I have a Pandas dataframe with 3 columns and I plan to create a 4th column that is a compilation of the values in these. The business rules stipulate that if one column is not NULL then the other columns are NULL for a given row. However, I want to insert a check.
The asserts below are sufficient for confirming the business rules. However, this is not very scalable.

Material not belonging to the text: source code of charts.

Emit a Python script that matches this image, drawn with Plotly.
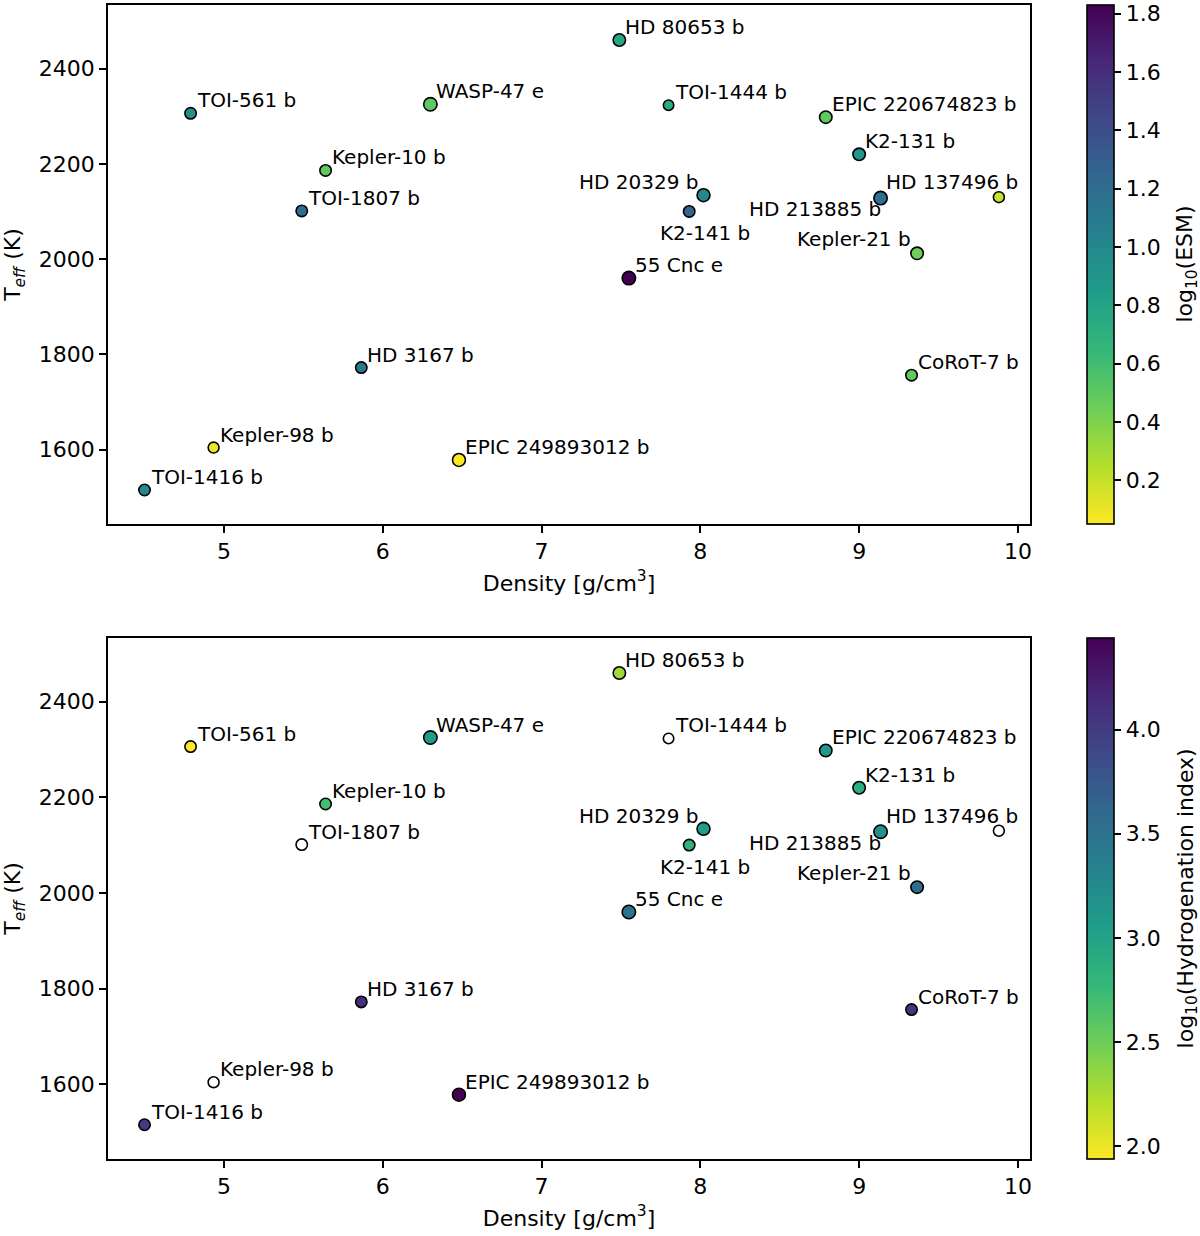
import plotly.graph_objects as go

planets = ["TOI-1416 b", "Kepler-98 b", "TOI-561 b", "TOI-1807 b", "Kepler-10 b",
           "HD 3167 b", "WASP-47 e", "EPIC 249893012 b", "HD 80653 b", "55 Cnc e",
           "TOI-1444 b", "K2-141 b", "HD 20329 b", "EPIC 220674823 b", "K2-131 b",
           "HD 213885 b", "HD 137496 b", "Kepler-21 b", "CoRoT-7 b"]
density = [4.50, 4.935, 4.79, 5.49, 5.64, 5.865, 6.30, 6.48, 7.49, 7.55,
           7.80, 7.93, 8.02, 8.79, 9.00, 9.135, 9.88, 9.365, 9.33]
teff = [1515, 1604, 2306, 2101, 2186, 1772, 2325, 1578, 2460, 1960,
        2323, 2100, 2134, 2298, 2220, 2128, 2130, 2012, 1756]
log_esm = [1.00, 0.10, 0.94, 1.21, 0.50, 1.12, 0.50, 0.05, 0.76, 1.83,
           0.73, 1.26, 1.00, 0.50, 0.89, 1.19, 0.19, 0.44, 0.50]
log_hyd = [4.01, None, 1.94, None, 2.69, 4.11, 3.07, 4.44, 2.30, 3.49,
           None, 2.84, 3.04, 3.07, 2.87, 3.19, None, 3.56, 4.05]
marker_d = [13, 12.5, 13, 13, 13, 13, 15, 14.5, 14, 15,
            12, 13, 14.5, 14, 14, 15, 12.5, 14, 13]

# label placement (layout only): xanchor, xshift, yanchor, yshift
label_pos = {
    "HD 20329 b": ("right", -4, "bottom", -1),
    "Kepler-21 b": ("right", -4, "bottom", 0),
    "HD 213885 b": ("right", 2, "top", 3),
    "K2-141 b": ("left", -31, "top", -8),
    "HD 137496 b": ("right", 21, "bottom", 1),
}
default_pos = ("left", 4, "bottom", -1)

FONT = "DejaVu Sans"
LABEL_SIZE = 20
AXIS_SIZE = 22
fig = go.Figure()
sizes = [d - 1.6 for d in marker_d]

top_dom = [0.5502, 1.0]
bot_dom = [0.0, 0.4516]

def cbar(y_top, length, dtick):
    return dict(x=1.0618, xanchor="left", y=y_top, yanchor="top",
                len=length, lenmode="fraction",
                thickness=27, outlinecolor="black", outlinewidth=1.6,
                ticks="outside", ticklen=7, tickwidth=1.6, tickcolor="black",
                dtick=dtick, tick0=0, tickformat=".1f",
                tickfont=dict(family=FONT, size=AXIS_SIZE, color="black"),
                ypad=0, xpad=0)

fig.add_trace(go.Scatter(
    x=density, y=teff, mode="markers", xaxis="x", yaxis="y",
    marker=dict(size=sizes, color=log_esm, colorscale="Viridis", reversescale=True,
                opacity=1, line=dict(color="black", width=1.6),
                colorbar=cbar(1.0, top_dom[1] - top_dom[0], 0.2)),
    showlegend=False, hoverinfo="skip"))

vx = [d for d, h in zip(density, log_hyd) if h is not None]
vy = [t for t, h in zip(teff, log_hyd) if h is not None]
vc = [h for h in log_hyd if h is not None]
vs = [s for s, h in zip(sizes, log_hyd) if h is not None]
nx = [d for d, h in zip(density, log_hyd) if h is None]
ny = [t for t, h in zip(teff, log_hyd) if h is None]
ns = [s for s, h in zip(sizes, log_hyd) if h is None]

fig.add_trace(go.Scatter(
    x=vx, y=vy, mode="markers", xaxis="x2", yaxis="y2",
    marker=dict(size=vs, color=vc, colorscale="Viridis", reversescale=True,
                opacity=1, line=dict(color="black", width=1.6),
                colorbar=cbar(bot_dom[1], bot_dom[1] - bot_dom[0], 0.5)),
    showlegend=False, hoverinfo="skip"))

fig.add_trace(go.Scatter(
    x=nx, y=ny, mode="markers", xaxis="x2", yaxis="y2",
    marker=dict(size=ns, color="white", opacity=1, line=dict(color="black", width=1.6)),
    showlegend=False, hoverinfo="skip"))

annotations = []
for xr, yr in (("x", "y"), ("x2", "y2")):
    for name, dx, ty in zip(planets, density, teff):
        xa, xs, ya, ys = label_pos.get(name, default_pos)
        annotations.append(dict(x=dx, y=ty, xref=xr, yref=yr, text=name, showarrow=False,
                                xanchor=xa, yanchor=ya, xshift=xs, yshift=ys,
                                font=dict(family=FONT, size=LABEL_SIZE, color="black")))

# colorbar titles
annotations.append(dict(x=1.1703, y=(top_dom[0] + top_dom[1]) / 2, xref="paper", yref="paper",
                        text="log<sub>10</sub>(ESM)", textangle=-90, showarrow=False,
                        xanchor="center", yanchor="middle",
                        font=dict(family=FONT, size=AXIS_SIZE, color="black")))
annotations.append(dict(x=1.1703, y=(bot_dom[0] + bot_dom[1]) / 2, xref="paper", yref="paper",
                        text="log<sub>10</sub>(Hydrogenation index)", textangle=-90, showarrow=False,
                        xanchor="center", yanchor="middle",
                        font=dict(family=FONT, size=AXIS_SIZE, color="black")))

axis_common = dict(showline=True, mirror=True, linecolor="black", linewidth=1.6,
                   ticks="outside", ticklen=7, tickwidth=1.6, tickcolor="black",
                   showgrid=False, zeroline=False,
                   tickfont=dict(family=FONT, size=AXIS_SIZE, color="black"))
xrange = [4.270, 10.076]
yrange = [1443.4, 2533.5]

fig.update_layout(
    width=1200, height=1236,
    margin=dict(l=108, r=170, t=3, b=77),
    paper_bgcolor="white", plot_bgcolor="white",
    font=dict(family=FONT, size=AXIS_SIZE, color="black"),
    annotations=annotations,
    xaxis=dict(domain=[0, 1], anchor="y", range=xrange, dtick=1,
               title=dict(text="Density [g/cm<sup>3</sup>]", standoff=12,
                          font=dict(family=FONT, size=AXIS_SIZE)), **axis_common),
    yaxis=dict(domain=top_dom, anchor="x", range=yrange, dtick=200, tick0=0,
               title=dict(text="T<sub><i>eff</i></sub> (K)", standoff=14,
                          font=dict(family=FONT, size=AXIS_SIZE)), **axis_common),
    xaxis2=dict(domain=[0, 1], anchor="y2", range=xrange, dtick=1,
                title=dict(text="Density [g/cm<sup>3</sup>]", standoff=12,
                           font=dict(family=FONT, size=AXIS_SIZE)), **axis_common),
    yaxis2=dict(domain=bot_dom, anchor="x2", range=yrange, dtick=200, tick0=0,
                title=dict(text="T<sub><i>eff</i></sub> (K)", standoff=14,
                           font=dict(family=FONT, size=AXIS_SIZE)), **axis_common),
)

fig.write_html("out.html", config={"displayModeBar": False},
               post_script="document.body.style.margin='0px';")
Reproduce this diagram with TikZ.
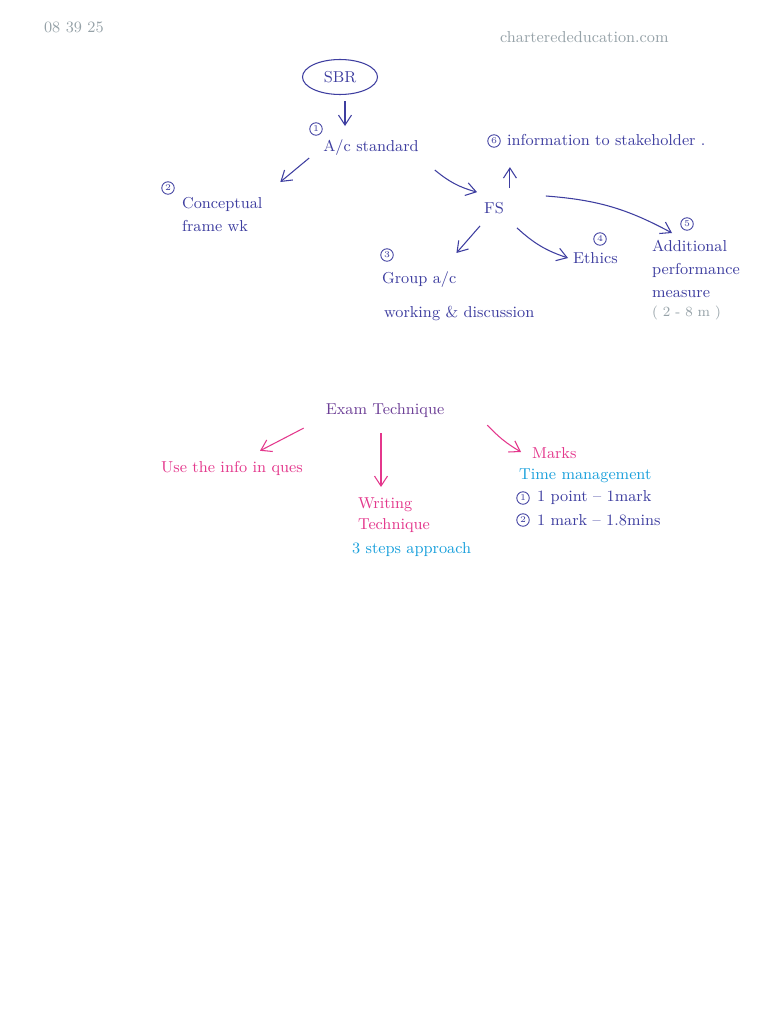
\documentclass[tikz,border=0pt]{standalone}
\usepackage{tikz}
\usetikzlibrary{arrows.meta, positioning, calc, shapes.geometric}
\definecolor{ink}{RGB}{62, 62, 160}
\definecolor{inkpurple}{RGB}{108, 62, 150}
\definecolor{inkpink}{RGB}{228, 55, 140}
\definecolor{inkcyan}{RGB}{25, 160, 220}
\definecolor{pencil}{RGB}{150, 162, 168}

\begin{document}
\begin{tikzpicture}[
    x=0.02cm, y=-0.02cm,
    lab/.style={font=\small, color=ink, inner sep=1pt},
    numc/.style={circle, draw=ink, text=ink,
                 font=\fontsize{5}{5}\selectfont,
                 minimum size=0.25cm, inner sep=0pt,
                 line width=0.5pt},
    pen/.style={-{Straight Barb[length=2mm, width=2.6mm]},
                line width=0.6pt, color=ink},
    pinkpen/.style={pen, color=inkpink},
]
\useasboundingbox[fill=white] (0,0) rectangle (768,1024);

% -- Page header ------------------------------
\node[lab, color=pencil, anchor=west]
    (date) at (42,27) {08 39 25};
\node[lab, color=pencil, anchor=west]
    (site) at (498,37) {charterededucation.com};

% -- SBR map ----------------------------------
\node[ellipse, draw=ink, line width=0.6pt, text=ink,
      minimum width=1.5cm, minimum height=0.7cm,
      font=\small] (sbr) at (340,77) {SBR};
\node[lab] (acstd) at (371,148) {A/c standard};
\node[numc] (n1) at (316,129) {1};

\node[lab, anchor=north west, align=left]
    (concept) at (180,195) {Conceptual\\[2pt]frame wk};
\node[numc] (n2) at (168,188) {2};

\node[lab] (fs) at (494,208) {FS};

\node[lab, anchor=west]
    (info) at (505,140) {information to stakeholder .};
\node[numc] (n6) at (494,141) {6};

\node[lab, anchor=west] (grp) at (380,280) {Group a/c};
\node[lab, anchor=west]
    (wrk) at (382,313) {working \& discussion};
\node[numc] (n3) at (387,255) {3};

\node[lab, anchor=west] (ethics) at (571,258) {Ethics};
\node[numc] (n4) at (600,239) {4};

\node[lab, anchor=north west, align=left]
    (addl) at (650,238)
    {Additional\\[2pt]performance\\[2pt]measure\\
     {\footnotesize\color{pencil}( 2 - 8 m )}};
\node[numc] (n5) at (687,224) {5};

% -- SBR arrows -------------------------------
\draw[pen] ($(sbr.south)+(5,6)$)
    -- ($(sbr.south)+(5,31)$);
\draw[pen] ($(acstd.west)+(-12,10)$)
    -- ($(concept.north)+(58,-13)$);
\draw[pen] ($(acstd.south east)+(14,12)$)
    to[bend right=12] ($(fs.north west)+(-5,-8)$);
\draw[pen] ($(fs.north east)+(4,-12)$)
    -- ($(fs.north east)+(4,-33)$);
\draw[pen] ($(fs.south west)+(-2,10)$)
    -- ($(grp.north east)+(-2,-17)$);
\draw[pen] ($(fs.south east)+(11,12)$)
    to[bend right=12] ($(ethics.west)+(-3,0)$);
\draw[pen] ($(fs.east)+(40,-12)$)
    to[bend left=12] ($(addl.north west)+(22,-5)$);

% -- Exam technique ---------------------------
\node[lab, color=inkpurple] (exam) at (385,411) {Exam Technique};

\node[lab, color=inkpink] (use) at (232,468) {Use the info in ques};

\node[lab, color=inkpink, anchor=north west, align=left]
    (wrt) at (356,496) {Writing\\[1pt]Technique};
\node[lab, color=inkcyan, anchor=west]
    (steps) at (350,550) {3 steps approach};

\node[lab, color=inkpink, anchor=west] (marks) at (530,453) {Marks};
\node[lab, color=inkcyan, anchor=west]
    (timem) at (517,476) {Time management};
\node[lab, anchor=west] (pt1) at (535,498) {1 point -- 1mark};
\node[numc] (m1) at (523,498) {1};
\node[lab, anchor=west] (pt2) at (535,520) {1 mark -- 1.8mins};
\node[numc] (m2) at (523,520) {2};

% -- Exam arrows ------------------------------
\draw[pinkpen] ($(exam.south west)+(-20,8)$)
    -- ($(use.north)+(28,-8)$);
\draw[pinkpen] ($(exam.south)+(-4,13)$)
    -- ($(wrt.north west)+(25,-9)$);
\draw[pinkpen] ($(exam.south east)+(41,5)$)
    to[bend right=8] ($(marks.west)+(-9,-1)$);

\end{tikzpicture}
\end{document}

What would be a better way to write this such that any number of variables can be added?
import pandas as pd
import numpy as np
d = {
"var1": [np.nan, 2, 3, np.nan, np.nan],
"var2": [np.nan, np.nan, np.nan, 1, 1],
"var3": [1, np.nan, np.nan, np.nan, np.nan]
}
df = pd.DataFrame(data=d)
print(df)
var1 var2 var3
0 NaN NaN 1.0
1 2.0 NaN NaN
2 3.0 NaN NaN
3 NaN 1.0 NaN
4 NaN 1.0 NaN
# Confirm only one column has a value in each row
assert df.loc[~(df.var1.isna()) & (~(df.var2.isna()) | ~(df.var3.isna()))].empty
assert df.loc[~(df.var2.isna()) & (~(df.var1.isna()) | ~(df.var3.isna()))].empty
# This third assert isn't really needed
assert df.loc[~(df.var3.isna()) & (~(df.var2.isna()) | ~(df.var1.isna()))].empty
CodePudding user response:
If you want to check exactly one non-nan:
assert df.notna().sum(axis=1).eq(1).all()
If you want to check at most one non-nan, change eq
to le
for less than or equal to